When only 4% of organisations deploying AI have truly transformed their business, the gap reveals that deployment is merely the starting point. True transformation requires metrics of adoption, workflow redesign, governance of agent behaviour, continuous training and cultural shift – with leadership owning this end-to-end, not simply delegating it to IT.
Work is fundamentally shifting. AI adoption must focus on empowering people, not replacing them. Leaders must redesign roles, evaluation systems, rewards, teaming practices and human-agent trust mechanisms while safeguarding wellbeing. The human element – how people feel, engage and collaborate with digital co-workers – cannot be an afterthought.
As Aarthi Subramanian, Executive Director and COO of TCS, said at the TCS Europe Summit, leaders should think beyond isolated projects towards learning systems where humans, data, models and agents work together to improve decision-making. This requires leaders to conceptualise their teams as ‘people plus agents’, setting goals, measuring performance, allocating tasks between human and machine, and monitoring unintended consequences.
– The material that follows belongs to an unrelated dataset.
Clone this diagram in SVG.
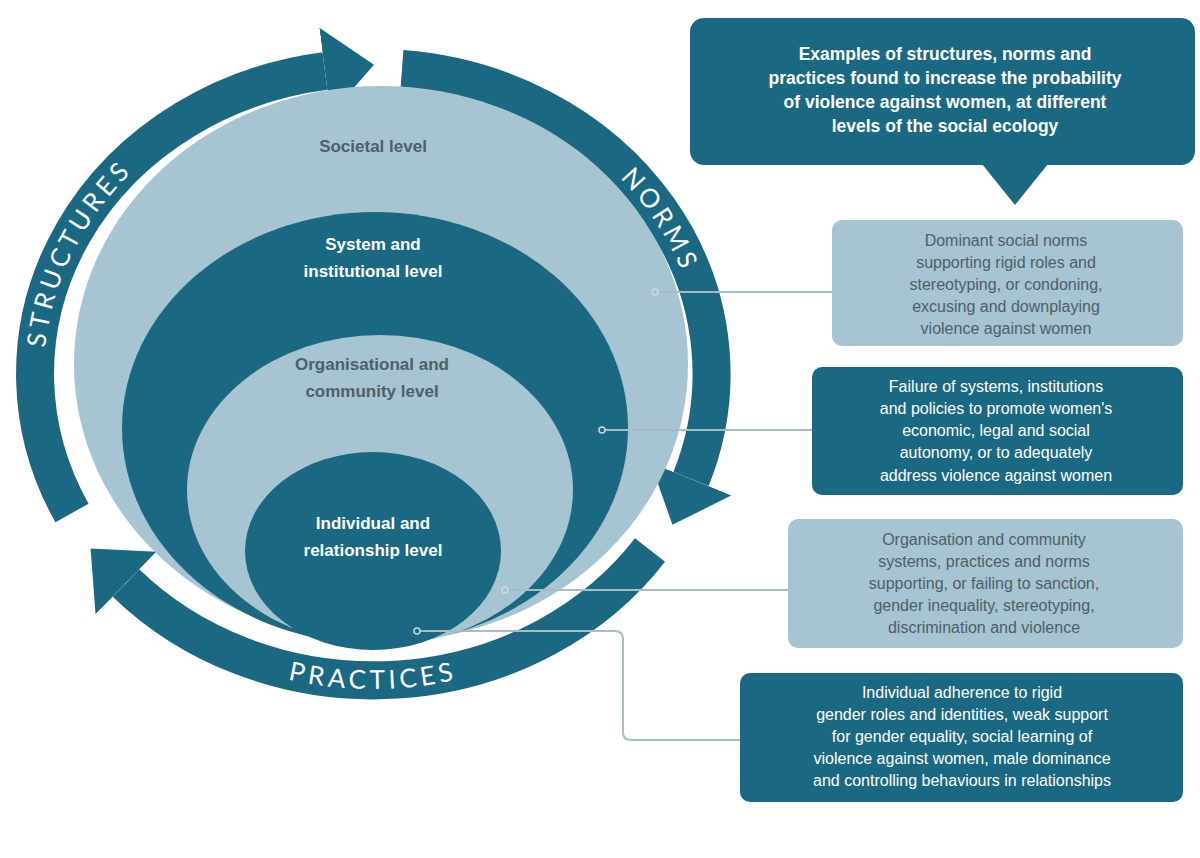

In TCS' partnerships in physical AI and robotics with organisations like CEA in France, machines are entering workflows that humans once dominated. This introduces synchronisation and trust challenges: Do humans trust machine output? Does the machine hand off appropriately? Who remains accountable? Leadership must navigate these social and governance issues, not merely the technology.
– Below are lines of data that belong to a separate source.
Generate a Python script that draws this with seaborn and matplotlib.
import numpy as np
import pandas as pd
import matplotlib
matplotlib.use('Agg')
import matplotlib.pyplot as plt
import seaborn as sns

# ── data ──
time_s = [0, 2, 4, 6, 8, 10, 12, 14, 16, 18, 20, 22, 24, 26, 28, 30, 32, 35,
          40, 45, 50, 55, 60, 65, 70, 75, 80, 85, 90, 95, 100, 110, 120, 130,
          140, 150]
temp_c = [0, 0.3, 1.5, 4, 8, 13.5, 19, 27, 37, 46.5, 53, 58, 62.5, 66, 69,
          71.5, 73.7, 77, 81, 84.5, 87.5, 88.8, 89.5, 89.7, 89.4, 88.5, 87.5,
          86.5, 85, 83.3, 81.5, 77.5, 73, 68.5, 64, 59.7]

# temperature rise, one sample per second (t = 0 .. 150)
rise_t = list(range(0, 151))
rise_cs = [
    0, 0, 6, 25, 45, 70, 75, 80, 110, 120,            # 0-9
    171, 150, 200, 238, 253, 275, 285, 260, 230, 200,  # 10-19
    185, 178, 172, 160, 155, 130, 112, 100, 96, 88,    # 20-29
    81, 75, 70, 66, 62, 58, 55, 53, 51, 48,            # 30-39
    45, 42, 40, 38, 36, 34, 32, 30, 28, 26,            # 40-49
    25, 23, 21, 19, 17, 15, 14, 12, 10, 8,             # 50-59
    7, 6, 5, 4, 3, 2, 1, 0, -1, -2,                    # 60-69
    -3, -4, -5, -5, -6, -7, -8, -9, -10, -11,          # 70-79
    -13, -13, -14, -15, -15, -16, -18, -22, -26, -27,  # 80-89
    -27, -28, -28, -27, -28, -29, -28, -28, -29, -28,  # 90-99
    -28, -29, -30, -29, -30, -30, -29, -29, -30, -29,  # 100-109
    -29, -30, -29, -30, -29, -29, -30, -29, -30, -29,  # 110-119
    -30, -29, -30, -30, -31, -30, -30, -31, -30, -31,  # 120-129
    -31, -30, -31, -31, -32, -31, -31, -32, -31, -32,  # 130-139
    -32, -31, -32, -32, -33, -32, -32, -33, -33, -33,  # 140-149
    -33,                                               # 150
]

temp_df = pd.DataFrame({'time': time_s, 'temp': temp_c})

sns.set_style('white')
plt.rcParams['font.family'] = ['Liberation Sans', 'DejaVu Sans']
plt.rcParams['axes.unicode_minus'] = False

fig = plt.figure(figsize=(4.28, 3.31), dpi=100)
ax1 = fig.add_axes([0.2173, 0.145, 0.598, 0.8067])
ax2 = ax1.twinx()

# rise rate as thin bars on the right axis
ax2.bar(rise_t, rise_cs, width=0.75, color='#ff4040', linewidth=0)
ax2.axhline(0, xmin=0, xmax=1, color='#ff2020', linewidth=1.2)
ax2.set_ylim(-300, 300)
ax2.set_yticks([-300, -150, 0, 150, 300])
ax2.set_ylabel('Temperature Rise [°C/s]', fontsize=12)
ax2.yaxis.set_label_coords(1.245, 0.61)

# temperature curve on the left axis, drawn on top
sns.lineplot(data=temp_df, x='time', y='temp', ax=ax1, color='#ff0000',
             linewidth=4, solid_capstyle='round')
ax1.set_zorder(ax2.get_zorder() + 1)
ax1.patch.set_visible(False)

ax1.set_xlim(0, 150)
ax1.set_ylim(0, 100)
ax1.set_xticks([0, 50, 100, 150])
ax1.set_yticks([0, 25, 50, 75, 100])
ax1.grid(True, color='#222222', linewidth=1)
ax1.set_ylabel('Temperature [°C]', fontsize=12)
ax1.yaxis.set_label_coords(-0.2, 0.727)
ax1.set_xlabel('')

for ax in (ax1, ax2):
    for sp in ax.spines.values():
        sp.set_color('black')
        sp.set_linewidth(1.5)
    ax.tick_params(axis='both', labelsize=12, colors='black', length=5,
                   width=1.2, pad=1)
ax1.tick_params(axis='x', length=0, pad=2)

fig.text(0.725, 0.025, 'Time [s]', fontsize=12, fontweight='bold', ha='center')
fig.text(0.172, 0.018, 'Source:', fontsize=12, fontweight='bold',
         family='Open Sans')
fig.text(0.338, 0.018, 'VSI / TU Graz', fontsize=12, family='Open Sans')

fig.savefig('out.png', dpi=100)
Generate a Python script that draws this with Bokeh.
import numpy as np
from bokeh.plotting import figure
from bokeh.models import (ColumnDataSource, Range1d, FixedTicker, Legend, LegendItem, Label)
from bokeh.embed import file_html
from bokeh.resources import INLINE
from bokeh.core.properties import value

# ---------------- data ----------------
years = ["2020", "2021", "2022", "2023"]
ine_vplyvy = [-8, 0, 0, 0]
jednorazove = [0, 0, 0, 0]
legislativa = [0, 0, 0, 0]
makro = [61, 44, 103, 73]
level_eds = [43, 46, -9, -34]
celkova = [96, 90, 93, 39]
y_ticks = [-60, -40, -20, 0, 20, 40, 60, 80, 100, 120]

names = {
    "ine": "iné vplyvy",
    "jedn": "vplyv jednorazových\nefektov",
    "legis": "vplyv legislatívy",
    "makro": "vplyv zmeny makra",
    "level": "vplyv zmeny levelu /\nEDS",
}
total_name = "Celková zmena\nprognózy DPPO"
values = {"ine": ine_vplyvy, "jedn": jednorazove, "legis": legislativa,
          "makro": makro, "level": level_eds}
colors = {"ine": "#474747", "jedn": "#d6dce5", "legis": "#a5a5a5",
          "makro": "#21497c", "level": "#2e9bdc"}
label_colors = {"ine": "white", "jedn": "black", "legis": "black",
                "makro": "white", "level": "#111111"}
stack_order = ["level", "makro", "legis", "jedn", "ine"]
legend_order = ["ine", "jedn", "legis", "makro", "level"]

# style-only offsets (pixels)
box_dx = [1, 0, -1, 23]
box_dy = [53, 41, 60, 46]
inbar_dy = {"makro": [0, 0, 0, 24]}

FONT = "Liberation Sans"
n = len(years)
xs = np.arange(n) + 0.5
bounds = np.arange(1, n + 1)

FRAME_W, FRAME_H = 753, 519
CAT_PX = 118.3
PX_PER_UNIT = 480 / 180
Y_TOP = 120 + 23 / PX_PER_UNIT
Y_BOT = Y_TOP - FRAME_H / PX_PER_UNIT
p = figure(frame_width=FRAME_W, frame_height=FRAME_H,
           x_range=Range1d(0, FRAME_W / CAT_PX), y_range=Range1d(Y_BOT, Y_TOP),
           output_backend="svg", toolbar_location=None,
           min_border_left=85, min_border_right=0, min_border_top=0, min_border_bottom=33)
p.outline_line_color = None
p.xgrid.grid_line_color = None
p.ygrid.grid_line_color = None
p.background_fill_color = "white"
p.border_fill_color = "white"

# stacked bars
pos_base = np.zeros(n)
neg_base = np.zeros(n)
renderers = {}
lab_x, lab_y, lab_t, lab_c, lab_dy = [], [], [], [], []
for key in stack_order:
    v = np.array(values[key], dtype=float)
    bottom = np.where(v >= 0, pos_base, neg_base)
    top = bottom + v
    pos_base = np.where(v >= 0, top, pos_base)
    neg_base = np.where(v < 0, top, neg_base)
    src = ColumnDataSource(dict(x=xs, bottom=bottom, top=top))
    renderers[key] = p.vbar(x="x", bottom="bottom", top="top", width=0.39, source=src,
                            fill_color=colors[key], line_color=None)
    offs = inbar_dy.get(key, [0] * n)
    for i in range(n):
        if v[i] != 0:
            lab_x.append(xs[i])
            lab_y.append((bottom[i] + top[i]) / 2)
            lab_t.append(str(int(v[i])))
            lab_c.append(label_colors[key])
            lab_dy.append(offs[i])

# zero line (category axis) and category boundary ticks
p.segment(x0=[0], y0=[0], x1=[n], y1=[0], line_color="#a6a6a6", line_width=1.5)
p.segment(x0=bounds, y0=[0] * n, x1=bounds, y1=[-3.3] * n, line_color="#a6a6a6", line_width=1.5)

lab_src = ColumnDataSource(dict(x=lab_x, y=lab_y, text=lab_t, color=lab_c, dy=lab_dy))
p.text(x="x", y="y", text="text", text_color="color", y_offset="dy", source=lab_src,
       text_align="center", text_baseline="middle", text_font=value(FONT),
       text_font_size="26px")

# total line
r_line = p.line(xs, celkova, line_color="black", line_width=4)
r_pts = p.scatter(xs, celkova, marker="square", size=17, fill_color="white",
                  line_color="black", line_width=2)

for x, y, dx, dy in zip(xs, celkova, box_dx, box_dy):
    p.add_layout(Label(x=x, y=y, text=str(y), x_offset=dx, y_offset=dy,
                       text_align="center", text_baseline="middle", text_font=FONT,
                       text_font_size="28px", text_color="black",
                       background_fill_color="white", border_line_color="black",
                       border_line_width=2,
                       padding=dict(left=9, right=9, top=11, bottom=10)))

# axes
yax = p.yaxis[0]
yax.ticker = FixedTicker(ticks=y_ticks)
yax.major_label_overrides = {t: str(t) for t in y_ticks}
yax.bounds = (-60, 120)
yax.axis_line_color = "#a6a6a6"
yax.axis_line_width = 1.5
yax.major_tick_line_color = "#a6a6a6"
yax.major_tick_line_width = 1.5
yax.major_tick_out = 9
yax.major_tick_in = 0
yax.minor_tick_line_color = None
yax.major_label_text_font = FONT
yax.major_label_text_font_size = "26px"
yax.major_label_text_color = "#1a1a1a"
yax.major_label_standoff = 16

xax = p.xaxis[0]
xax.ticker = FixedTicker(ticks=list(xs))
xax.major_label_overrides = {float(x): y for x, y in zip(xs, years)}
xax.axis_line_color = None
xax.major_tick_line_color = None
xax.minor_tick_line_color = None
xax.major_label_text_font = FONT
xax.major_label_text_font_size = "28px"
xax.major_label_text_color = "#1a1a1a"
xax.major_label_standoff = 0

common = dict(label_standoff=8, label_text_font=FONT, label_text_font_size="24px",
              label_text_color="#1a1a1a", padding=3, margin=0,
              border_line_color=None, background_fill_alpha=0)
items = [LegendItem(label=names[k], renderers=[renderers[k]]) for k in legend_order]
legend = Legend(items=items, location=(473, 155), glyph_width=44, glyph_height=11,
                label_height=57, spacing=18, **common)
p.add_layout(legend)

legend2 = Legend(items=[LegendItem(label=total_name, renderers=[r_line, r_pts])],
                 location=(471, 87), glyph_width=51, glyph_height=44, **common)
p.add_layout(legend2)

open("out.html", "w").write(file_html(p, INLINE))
The regulatory environment reflects this urgency, with 81% of executives in our global study highlighting the need for AI standards and regulation. Managers must build frameworks around explainability, bias mitigation, human override capabilities, monitoring and accountability. These competencies define leadership in the human+AI workforce.
Leadership now spans both humans and digital agents. TCS' partnership with Google Cloud to integrate Gemini Enterprise demonstrates how agentic workflows are becoming an operational reality.
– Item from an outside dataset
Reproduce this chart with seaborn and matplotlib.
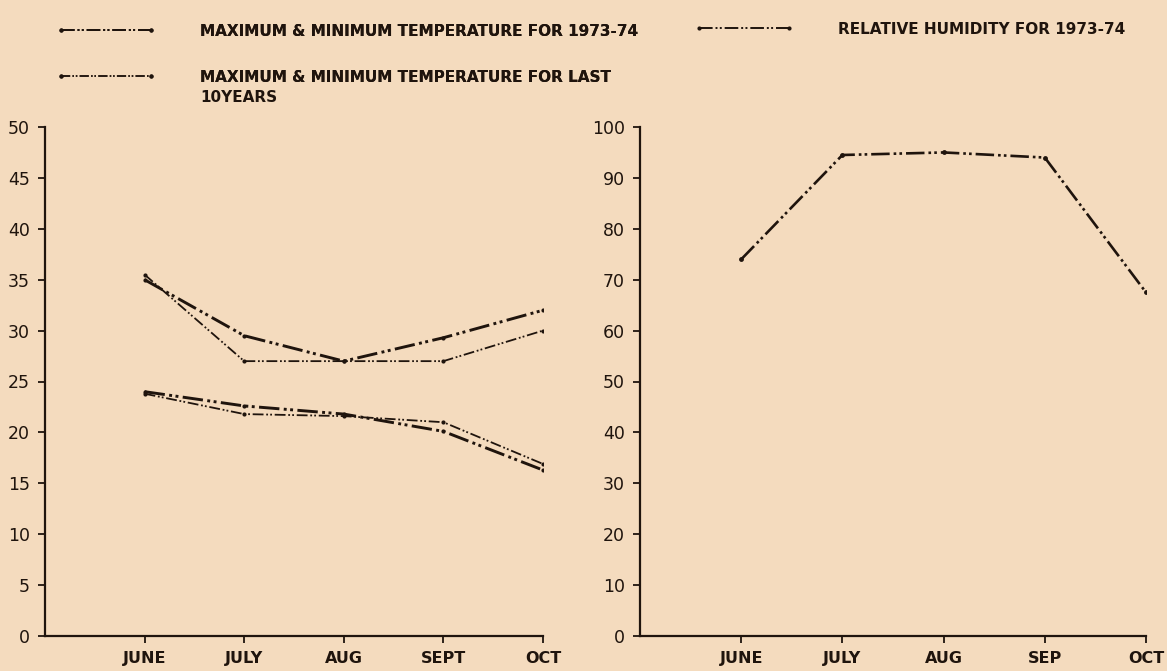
import numpy as np
import pandas as pd
import matplotlib
matplotlib.use("Agg")
import matplotlib.pyplot as plt
import seaborn as sns
from matplotlib.lines import Line2D

# ---- data ----
months_left = ["JUNE", "JULY", "AUG", "SEPT", "OCT"]
months_right = ["JUNE", "JULY", "AUG", "SEP", "OCT"]
max_7374 = [35.0, 29.5, 27.0, 29.3, 32.0]
min_7374 = [24.0, 22.6, 21.8, 20.1, 16.3]
max_10yr = [35.5, 27.0, 27.0, 27.0, 30.0]
min_10yr = [23.8, 21.8, 21.6, 21.0, 16.9]
humidity = [74.0, 94.5, 95.0, 94.0, 67.5]
temp_ticks = [0, 5, 10, 15, 20, 25, 30, 35, 40, 45, 50]
hum_ticks = [0, 10, 20, 30, 40, 50, 60, 70, 80, 90, 100]

BG = "#F4DBBE"
INK = "#1f140d"

sns.set_theme(style="white")
plt.rcParams["font.family"] = ["DejaVu Sans"]

pos = np.arange(1, 6)
rows = []
for name, vals in [("max_7374", max_7374), ("min_7374", min_7374),
                   ("max_10yr", max_10yr), ("min_10yr", min_10yr)]:
    for p, v in zip(pos, vals):
        rows.append({"pos": p, "val": v, "series": name})
df = pd.DataFrame(rows)
dfh = pd.DataFrame({"pos": pos, "val": humidity})

fig = plt.figure(figsize=(11.67, 6.71), dpi=100)
fig.patch.set_facecolor(BG)

axL = fig.add_axes([45 / 1167, 35 / 671, 498 / 1167, 509 / 671])
axR = fig.add_axes([640 / 1167, 35 / 671, 506 / 1167, 509 / 671])

bold_ls = (0, (7, 1.5, 1, 1.2, 1, 1.5))
thin_ls = (0, (6, 1.5, 1, 1.2, 1, 1.5))

styles = {
    "max_7374": dict(lw=2.1, ls=bold_ls),
    "min_7374": dict(lw=2.1, ls=bold_ls),
    "max_10yr": dict(lw=1.3, ls=thin_ls),
    "min_10yr": dict(lw=1.3, ls=thin_ls),
}
for name, st in styles.items():
    sub = df[df["series"] == name]
    sns.lineplot(data=sub, x="pos", y="val", ax=axL, color=INK,
                 linewidth=st["lw"], linestyle=st["ls"], marker="o",
                 markersize=3, markeredgewidth=0, legend=False)

sns.lineplot(data=dfh, x="pos", y="val", ax=axR, color=INK, linewidth=1.9,
             linestyle=bold_ls, marker="o", markersize=3.5,
             markeredgewidth=0, legend=False)

for ax, ticks, labels, ylim in [(axL, temp_ticks, months_left, 50),
                                (axR, hum_ticks, months_right, 100)]:
    ax.set_facecolor(BG)
    ax.set_xlim(0, 5)
    ax.set_ylim(0, ylim)
    ax.set_xticks(pos)
    ax.set_xticklabels(labels, fontsize=11.5, color=INK, fontweight="bold")
    ax.set_yticks(ticks)
    ax.set_yticklabels([str(t) for t in ticks], fontsize=12.5, color=INK)
    ax.set_xlabel("")
    ax.set_ylabel("")
    for s in ["top", "right"]:
        ax.spines[s].set_visible(False)
    for s in ["left", "bottom"]:
        ax.spines[s].set_color(INK)
        ax.spines[s].set_linewidth(1.6)
    ax.tick_params(axis="both", which="both", direction="out", length=5,
                   width=1.3, color=INK, left=True, bottom=True, pad=6)
    ax.grid(False)

# ---- legends ----
def handle(lw, ls):
    return Line2D([0, 1], [0, 0], color=INK, lw=lw, ls=ls, marker="o",
                  markersize=3, markeredgewidth=0)

leg_kw = dict(frameon=False, handlelength=6.5, numpoints=2, handletextpad=2.9,
              prop={"size": 11, "weight": "bold"}, labelcolor=INK,
              borderaxespad=0)
l1 = fig.legend([handle(1.4, bold_ls)],
                ["MAXIMUM & MINIMUM TEMPERATURE FOR 1973-74"],
                loc="center left", bbox_to_anchor=(50 / 1167, 1 - 31 / 671),
                **leg_kw)
l2 = fig.legend([handle(1.1, thin_ls)],
                ["MAXIMUM & MINIMUM TEMPERATURE FOR LAST"],
                loc="center left", bbox_to_anchor=(50 / 1167, 1 - 77 / 671),
                **leg_kw)
l3 = fig.legend([handle(1.4, bold_ls)],
                ["RELATIVE HUMIDITY FOR 1973-74"],
                loc="center left", bbox_to_anchor=(688 / 1167, 1 - 29 / 671),
                **leg_kw)
fig.add_artist(l1)
fig.add_artist(l2)
fig.text(200 / 1167, 1 - 98 / 671, "10YEARS", fontsize=11, fontweight="bold",
         color=INK, ha="left", va="center")

fig.savefig("out.png", dpi=100, facecolor=BG)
But efficiency alone creates brittle systems. As our CEO and MD, K Krithivasan, outlined in his World Economic Forum blueprint for thriving in the Intelligent Age, success demands future-ready digital skills combined with hands-on learning through AI experience zones at all organisational levels. This preparation is vital because we are only in the first phase of AI’s evolution; far more advanced technologies are on the horizon. Quantum computing, neuromorphic architectures and others yet to emerge will redefine what intelligent systems can do – making perpetual adaptability the ultimate competitive advantage.
Leaders must avoid the ‘technology pull’ that deploys AI because it's possible rather than because it serves human and business-value imperatives.
The question should never be "let's deploy agents everywhere" but rather "what human-agent combination delivers higher value, and what capabilities must each bring?" Leadership must keep human purpose front and centre, designing workplaces where efficiency serves empathy and creativity rather than replacing them.
For TCS, "the future is AI, the future is human". This isn't a contradiction – it's the only sustainable path forward. The human+AI workforce demands leaders who recognise that AI's success depends as much on human transformation as on algorithms, who design technology around human experience, and who understand that augmentation, not replacement, unlocks the true potential of human-machine collaboration.